→ **Request**
Go through the entries below and collect each line with the string "this" in it.

→ **Dataset records**

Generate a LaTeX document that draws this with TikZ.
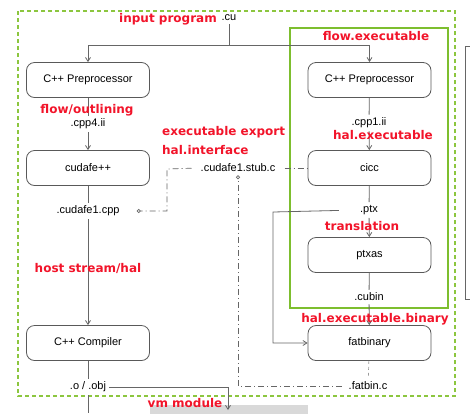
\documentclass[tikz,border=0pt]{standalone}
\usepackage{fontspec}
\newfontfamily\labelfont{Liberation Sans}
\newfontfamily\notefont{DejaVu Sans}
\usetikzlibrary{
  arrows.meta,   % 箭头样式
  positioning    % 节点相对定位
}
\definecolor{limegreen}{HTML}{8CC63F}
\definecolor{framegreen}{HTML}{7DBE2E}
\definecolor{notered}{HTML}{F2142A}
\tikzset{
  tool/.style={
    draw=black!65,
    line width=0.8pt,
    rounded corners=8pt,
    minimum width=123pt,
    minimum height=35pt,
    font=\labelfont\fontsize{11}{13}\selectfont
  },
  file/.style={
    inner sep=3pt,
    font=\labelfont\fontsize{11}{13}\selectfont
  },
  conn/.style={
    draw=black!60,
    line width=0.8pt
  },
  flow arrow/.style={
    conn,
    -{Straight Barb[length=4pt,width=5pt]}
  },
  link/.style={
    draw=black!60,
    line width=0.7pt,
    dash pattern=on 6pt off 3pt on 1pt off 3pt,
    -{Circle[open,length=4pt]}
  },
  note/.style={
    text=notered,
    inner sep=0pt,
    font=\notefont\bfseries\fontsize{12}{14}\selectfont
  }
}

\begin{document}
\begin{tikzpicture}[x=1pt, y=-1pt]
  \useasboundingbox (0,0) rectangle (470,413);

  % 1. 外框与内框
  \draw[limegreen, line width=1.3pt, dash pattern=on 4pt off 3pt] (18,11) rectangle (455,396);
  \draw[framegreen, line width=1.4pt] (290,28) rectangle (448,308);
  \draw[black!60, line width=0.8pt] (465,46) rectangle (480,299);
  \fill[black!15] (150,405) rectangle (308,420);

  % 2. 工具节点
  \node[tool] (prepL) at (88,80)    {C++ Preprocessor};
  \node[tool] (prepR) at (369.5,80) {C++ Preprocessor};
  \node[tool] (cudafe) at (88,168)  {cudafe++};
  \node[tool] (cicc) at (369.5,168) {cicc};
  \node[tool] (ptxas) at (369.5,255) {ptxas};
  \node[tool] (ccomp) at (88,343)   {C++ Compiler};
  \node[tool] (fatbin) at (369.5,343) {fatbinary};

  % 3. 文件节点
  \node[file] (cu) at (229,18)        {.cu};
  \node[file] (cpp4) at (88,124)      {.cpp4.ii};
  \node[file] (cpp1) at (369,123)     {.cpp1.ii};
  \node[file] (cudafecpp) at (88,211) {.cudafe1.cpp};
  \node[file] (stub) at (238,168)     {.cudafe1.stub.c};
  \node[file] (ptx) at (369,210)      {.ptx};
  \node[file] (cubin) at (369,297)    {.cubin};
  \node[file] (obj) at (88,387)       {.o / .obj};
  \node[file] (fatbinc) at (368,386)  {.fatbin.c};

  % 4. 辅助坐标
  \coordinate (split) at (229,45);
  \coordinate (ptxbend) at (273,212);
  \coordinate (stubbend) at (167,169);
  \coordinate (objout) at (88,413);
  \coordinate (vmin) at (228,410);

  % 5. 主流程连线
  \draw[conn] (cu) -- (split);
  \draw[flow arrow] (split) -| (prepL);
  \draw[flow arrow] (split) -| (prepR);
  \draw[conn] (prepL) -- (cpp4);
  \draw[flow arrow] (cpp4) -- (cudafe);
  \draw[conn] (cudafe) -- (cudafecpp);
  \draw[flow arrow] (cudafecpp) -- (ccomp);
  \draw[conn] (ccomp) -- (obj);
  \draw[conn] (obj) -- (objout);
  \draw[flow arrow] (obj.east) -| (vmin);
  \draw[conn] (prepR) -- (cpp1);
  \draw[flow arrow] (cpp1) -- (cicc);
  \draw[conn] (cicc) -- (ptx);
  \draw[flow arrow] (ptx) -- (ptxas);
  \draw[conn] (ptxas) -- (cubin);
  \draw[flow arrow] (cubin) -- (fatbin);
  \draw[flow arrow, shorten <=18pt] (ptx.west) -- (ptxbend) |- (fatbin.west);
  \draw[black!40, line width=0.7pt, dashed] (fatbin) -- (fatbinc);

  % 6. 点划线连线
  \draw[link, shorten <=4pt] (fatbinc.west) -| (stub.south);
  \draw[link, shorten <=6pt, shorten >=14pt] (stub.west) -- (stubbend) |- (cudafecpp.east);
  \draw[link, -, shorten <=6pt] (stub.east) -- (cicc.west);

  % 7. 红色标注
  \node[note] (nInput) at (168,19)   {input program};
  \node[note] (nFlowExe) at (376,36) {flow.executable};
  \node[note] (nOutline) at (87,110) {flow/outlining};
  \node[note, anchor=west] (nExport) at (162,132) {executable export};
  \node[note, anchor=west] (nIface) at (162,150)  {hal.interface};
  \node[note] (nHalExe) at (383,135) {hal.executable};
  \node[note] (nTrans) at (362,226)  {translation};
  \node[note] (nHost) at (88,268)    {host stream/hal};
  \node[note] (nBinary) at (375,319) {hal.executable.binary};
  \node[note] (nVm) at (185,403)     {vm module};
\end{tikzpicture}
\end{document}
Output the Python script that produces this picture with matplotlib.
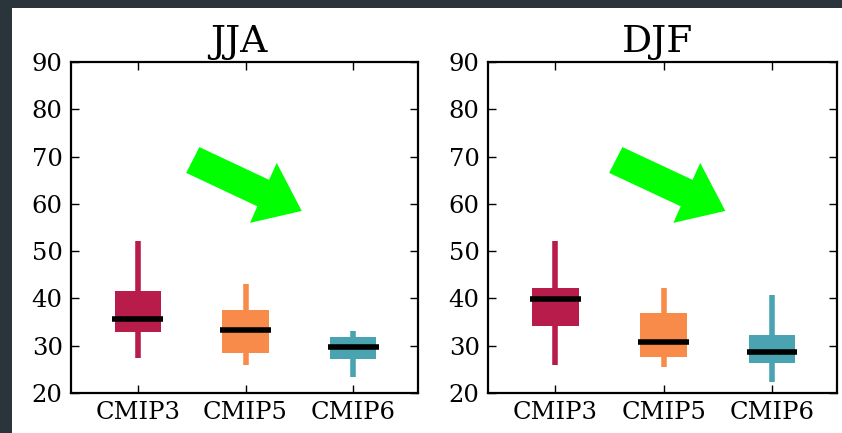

→ **Task output**
Generate a LaTeX document that draws this with TikZ.
Output the Python script that produces this picture with matplotlib.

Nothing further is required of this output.